A woman stands in a waterway in the green marshes of the Murray-Darling Basin
Bron Powell-Project Manager for the Central Murray-Darling Basin for Ozfish, a non-government organisation at the Macquarie Marshes (Wammerawa). Photograph: Mike Bowers/The Guardian
  • Top: Bron Powell, Project Manager for the Central Murray-Darling Basin for Ozfish (a non-government organisation), stands in the Marshes.
    Bottom: A gum tree submerged in high water.

A gum tree submerged in high water
A gum tree submerged in high water at the Macquarie Marshes (Wammerawa). Photograph: Mike Bowers/The Guardian

“People these days just grow up thinking that’s normal, whereas 60 years ago, the river in Dubbo was clear. People talk about diving under a snag and you’d look up and you can see the Murray cod hanging out, so the way it’s gone, it’s just dreadful.”

She believes while landholders are instituting better management practices, such as tree planting and avoiding overgrazing, “it’s nowhere near enough”.

“You really need every single landholder on board,” she says.

Another regular to the Macquarie Marshes is Dubbo-based Melissa Gray, a potato farmer’s daughter now working as a water campaigner and community organiser for the Nature Conservation Council. She argues the water buybacks are needed to get the Murray-Darling Basin plan on track.

“When [NSW water minister Kevin] Anderson speaks of communities, is he referring to multinational corporates and their very large profits?” she asks.

“Or is he truly concerned about the real communities on the ground who must have living rivers to exist? That’s what is at risk if the rivers don’t have enough water to survive.”

Adrian Langdon worked for Water NSW for 12 years, seven of them as executive manager of operations. He is well acquainted with managing the balance between interests and operators.

“[The Marshes] definitely get the big floods as we have seen [but] because of irrigation, and the way things have changed, they probably don’t get some of the smaller floods that they used to get,” he says. “But with environmental water holders now picking up more of this water, you’re able to maintain those environments a bit more.”

Langdon says environmental changes made by humans means the rivers and waterways will never return to the way they used to be.

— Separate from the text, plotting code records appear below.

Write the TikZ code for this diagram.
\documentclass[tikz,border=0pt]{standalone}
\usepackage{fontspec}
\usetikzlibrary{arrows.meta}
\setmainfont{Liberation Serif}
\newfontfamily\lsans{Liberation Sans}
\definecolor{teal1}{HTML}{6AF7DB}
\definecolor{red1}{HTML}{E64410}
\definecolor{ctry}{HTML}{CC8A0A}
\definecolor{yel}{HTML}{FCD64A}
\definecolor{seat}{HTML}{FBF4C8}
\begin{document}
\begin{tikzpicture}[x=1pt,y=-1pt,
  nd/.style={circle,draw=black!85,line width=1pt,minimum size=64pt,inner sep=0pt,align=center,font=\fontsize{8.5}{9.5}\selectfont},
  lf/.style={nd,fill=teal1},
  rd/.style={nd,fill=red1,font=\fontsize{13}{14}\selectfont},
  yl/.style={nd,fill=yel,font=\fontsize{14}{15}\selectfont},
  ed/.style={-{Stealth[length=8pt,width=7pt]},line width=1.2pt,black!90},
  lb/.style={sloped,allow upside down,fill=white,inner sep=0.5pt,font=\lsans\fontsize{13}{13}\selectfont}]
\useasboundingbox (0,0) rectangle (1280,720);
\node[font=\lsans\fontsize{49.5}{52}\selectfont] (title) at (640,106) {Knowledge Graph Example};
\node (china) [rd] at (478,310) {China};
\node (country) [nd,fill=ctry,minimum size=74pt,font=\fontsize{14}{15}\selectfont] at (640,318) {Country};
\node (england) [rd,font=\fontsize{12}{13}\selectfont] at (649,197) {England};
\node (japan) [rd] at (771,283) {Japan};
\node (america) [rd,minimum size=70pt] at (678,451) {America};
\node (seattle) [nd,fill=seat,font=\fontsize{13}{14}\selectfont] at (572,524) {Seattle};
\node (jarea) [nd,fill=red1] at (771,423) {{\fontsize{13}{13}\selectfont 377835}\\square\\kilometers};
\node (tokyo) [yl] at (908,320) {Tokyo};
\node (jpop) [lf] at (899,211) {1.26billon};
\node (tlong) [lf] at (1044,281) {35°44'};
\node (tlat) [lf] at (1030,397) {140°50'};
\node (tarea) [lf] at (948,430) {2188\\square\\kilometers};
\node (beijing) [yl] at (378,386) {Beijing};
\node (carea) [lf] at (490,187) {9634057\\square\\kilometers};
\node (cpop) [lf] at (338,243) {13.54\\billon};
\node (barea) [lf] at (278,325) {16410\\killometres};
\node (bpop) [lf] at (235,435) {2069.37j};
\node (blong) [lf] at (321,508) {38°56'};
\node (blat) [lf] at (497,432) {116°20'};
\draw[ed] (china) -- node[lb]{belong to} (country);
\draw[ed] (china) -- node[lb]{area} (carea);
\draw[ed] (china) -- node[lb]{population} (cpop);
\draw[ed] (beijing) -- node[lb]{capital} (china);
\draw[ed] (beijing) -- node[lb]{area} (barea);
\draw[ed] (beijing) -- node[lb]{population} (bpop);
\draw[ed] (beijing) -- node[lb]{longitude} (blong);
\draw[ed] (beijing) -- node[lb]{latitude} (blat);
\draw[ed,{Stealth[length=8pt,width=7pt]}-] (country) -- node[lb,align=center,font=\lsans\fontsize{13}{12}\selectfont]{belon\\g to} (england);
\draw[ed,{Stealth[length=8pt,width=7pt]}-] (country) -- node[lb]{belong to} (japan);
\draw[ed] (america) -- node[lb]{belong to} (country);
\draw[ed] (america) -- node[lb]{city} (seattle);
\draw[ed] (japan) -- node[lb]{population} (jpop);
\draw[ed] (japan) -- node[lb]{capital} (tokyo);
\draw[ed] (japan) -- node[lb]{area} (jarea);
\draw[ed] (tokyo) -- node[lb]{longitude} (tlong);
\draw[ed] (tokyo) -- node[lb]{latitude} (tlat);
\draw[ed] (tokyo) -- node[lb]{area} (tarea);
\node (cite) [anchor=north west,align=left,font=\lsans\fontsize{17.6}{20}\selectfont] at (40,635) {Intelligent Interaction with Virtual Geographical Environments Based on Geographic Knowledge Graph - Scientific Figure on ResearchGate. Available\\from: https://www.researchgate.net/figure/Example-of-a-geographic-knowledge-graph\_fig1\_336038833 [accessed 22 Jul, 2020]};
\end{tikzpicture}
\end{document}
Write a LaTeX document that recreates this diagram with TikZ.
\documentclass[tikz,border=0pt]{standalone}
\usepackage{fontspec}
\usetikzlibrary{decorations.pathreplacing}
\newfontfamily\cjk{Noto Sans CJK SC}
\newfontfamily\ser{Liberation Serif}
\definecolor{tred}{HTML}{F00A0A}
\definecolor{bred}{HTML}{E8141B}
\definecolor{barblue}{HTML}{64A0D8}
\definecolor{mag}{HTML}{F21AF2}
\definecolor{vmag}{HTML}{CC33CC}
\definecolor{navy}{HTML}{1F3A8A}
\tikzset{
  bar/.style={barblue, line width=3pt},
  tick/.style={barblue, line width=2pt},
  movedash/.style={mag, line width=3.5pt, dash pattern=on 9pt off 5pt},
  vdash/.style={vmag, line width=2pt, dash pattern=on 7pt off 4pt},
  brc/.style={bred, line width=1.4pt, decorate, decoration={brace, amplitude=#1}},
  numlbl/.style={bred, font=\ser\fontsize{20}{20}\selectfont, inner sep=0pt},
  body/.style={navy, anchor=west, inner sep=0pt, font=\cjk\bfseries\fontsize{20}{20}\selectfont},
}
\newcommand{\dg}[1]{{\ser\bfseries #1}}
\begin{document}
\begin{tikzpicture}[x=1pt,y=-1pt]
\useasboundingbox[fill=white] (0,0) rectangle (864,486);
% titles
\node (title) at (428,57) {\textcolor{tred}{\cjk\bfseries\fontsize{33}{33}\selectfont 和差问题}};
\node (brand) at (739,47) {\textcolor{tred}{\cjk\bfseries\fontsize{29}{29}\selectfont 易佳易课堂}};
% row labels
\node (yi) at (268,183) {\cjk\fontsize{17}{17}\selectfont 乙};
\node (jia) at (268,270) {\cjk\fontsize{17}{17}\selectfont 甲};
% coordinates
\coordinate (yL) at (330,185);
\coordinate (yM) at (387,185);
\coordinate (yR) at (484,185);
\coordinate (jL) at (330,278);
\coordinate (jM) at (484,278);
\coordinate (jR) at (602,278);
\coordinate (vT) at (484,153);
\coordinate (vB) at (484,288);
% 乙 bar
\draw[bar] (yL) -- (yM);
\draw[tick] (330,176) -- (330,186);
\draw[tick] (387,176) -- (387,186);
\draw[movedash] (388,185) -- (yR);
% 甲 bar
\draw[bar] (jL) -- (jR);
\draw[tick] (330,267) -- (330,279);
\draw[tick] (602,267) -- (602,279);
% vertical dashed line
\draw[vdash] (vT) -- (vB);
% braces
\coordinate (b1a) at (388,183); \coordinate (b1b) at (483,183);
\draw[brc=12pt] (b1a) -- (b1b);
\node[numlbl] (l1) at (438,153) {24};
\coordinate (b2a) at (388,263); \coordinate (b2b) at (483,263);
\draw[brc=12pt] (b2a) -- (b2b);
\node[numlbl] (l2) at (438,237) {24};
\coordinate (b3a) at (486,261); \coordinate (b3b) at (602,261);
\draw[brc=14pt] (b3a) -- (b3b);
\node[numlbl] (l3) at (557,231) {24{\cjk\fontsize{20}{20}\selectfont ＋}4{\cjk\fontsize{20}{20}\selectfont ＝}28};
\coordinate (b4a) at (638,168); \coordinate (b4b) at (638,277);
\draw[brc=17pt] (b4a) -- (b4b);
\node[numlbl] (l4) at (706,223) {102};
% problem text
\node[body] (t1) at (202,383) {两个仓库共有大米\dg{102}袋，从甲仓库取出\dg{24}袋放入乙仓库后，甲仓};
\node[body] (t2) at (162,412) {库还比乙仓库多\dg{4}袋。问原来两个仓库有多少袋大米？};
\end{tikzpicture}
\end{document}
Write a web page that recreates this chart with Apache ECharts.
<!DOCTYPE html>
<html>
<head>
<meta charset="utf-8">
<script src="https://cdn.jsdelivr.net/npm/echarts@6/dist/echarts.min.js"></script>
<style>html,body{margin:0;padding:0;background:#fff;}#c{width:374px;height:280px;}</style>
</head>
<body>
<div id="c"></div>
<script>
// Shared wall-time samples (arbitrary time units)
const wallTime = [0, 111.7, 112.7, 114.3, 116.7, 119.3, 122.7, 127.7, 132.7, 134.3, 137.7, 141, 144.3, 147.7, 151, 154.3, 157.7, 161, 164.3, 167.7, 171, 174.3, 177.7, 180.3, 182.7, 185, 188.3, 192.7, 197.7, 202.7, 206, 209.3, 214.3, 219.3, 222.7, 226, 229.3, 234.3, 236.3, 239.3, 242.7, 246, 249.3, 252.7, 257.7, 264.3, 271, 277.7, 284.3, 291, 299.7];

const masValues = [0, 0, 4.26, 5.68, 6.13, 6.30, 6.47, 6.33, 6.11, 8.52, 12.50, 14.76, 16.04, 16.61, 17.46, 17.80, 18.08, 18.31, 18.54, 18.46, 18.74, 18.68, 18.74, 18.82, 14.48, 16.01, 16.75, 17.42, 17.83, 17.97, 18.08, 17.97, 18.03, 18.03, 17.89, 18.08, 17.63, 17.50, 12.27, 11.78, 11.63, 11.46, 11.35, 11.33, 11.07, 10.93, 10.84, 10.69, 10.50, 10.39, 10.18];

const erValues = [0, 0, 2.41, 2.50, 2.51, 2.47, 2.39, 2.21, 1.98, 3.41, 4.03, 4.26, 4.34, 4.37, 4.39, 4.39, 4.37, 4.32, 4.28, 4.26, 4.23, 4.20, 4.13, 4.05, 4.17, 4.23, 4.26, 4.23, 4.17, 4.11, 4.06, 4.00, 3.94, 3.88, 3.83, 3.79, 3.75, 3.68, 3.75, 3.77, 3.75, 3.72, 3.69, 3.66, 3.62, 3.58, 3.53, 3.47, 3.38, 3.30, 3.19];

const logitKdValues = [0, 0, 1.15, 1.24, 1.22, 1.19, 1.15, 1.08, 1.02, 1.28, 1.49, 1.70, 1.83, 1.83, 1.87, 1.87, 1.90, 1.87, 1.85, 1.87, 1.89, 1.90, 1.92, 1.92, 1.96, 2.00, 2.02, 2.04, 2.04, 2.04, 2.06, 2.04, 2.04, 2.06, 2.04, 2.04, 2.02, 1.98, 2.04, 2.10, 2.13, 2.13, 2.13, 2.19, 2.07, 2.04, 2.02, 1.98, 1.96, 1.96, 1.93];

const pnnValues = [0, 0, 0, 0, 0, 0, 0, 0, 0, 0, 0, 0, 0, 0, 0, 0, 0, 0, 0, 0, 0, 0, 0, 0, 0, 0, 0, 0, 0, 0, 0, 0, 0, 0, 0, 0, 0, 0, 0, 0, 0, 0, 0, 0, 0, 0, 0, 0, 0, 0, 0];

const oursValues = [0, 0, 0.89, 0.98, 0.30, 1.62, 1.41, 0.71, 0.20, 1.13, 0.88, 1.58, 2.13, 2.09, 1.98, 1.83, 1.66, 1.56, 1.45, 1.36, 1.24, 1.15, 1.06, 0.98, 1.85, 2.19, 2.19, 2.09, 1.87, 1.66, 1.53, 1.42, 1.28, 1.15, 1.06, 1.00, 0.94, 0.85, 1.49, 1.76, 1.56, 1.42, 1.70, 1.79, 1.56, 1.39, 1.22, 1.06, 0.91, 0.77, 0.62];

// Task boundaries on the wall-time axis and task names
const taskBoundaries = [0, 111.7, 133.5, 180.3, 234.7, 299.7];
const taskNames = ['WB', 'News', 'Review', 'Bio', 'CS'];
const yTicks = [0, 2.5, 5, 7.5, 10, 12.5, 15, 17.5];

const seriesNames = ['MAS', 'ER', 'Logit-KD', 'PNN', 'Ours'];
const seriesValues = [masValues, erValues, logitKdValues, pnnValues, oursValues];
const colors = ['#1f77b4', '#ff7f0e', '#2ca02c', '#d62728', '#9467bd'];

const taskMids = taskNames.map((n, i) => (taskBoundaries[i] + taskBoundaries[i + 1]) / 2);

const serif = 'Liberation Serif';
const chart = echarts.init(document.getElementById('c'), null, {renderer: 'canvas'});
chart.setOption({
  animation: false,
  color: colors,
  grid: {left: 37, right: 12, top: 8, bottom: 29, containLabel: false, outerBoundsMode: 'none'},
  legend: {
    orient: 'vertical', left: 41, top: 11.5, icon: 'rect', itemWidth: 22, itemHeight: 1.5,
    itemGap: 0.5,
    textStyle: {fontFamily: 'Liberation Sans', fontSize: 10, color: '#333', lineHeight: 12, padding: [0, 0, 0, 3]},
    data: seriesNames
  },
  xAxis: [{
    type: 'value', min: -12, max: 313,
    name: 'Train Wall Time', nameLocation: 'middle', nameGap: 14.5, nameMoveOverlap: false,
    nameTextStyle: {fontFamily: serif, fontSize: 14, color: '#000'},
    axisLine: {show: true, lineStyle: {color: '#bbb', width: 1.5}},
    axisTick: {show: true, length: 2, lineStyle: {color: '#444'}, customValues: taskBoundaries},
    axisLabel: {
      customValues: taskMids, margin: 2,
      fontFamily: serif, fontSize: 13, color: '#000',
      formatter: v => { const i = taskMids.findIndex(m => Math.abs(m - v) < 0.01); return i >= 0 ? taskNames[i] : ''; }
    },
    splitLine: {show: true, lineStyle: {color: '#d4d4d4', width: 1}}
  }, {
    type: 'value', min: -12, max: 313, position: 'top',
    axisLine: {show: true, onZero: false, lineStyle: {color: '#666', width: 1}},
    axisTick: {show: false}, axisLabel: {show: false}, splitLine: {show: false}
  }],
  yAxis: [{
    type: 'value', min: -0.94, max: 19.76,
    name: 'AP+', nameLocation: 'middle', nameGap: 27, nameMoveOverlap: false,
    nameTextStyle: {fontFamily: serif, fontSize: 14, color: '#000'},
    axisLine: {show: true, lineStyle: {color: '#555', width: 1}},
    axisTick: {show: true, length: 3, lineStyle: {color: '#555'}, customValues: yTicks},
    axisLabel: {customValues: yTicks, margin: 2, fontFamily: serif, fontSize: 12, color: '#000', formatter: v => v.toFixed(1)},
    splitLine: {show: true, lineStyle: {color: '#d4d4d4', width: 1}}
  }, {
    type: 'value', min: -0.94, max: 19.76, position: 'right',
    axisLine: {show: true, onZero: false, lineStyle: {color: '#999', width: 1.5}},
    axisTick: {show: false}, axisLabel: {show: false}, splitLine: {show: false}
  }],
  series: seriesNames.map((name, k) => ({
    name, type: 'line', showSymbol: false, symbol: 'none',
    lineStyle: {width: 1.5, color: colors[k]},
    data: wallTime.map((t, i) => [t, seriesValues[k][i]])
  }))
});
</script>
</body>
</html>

“And it wasn’t in a fixed state anyway,” he adds. “The environment is always continuing to slowly change from period to period. I think what we’re really looking at now is: how do we manage water to deliver and sustain the outcomes that we want?”

The sun has just slipped beyond the horizon shedding light to create a twilight red and orange backdrop for a waterway through the darkened marsh landscape
The Macquarie Marshes (Wammerawa) at last light. Photograph: Mike Bowers/The Guardian
  • Last light slips out of the Marshes.

Three canoes make their way through a waterway in the marshes
A canoe tour of the Macquarie Marshes (Wammerawa). Photograph: Mike Bowers/The Guardian
  • Canoes make their way through the Marshes.

He says it is imperative that all the communities up and down the river work together.

“You’ve got to look for the continuous improvement,” he says. “You’ve got to work together rather than everyone pointing the finger.”

  • This story was updated on 5 March 2023 to reflect that the name of the current NSW water minister is Kevin Anderson not Kevin Humphries.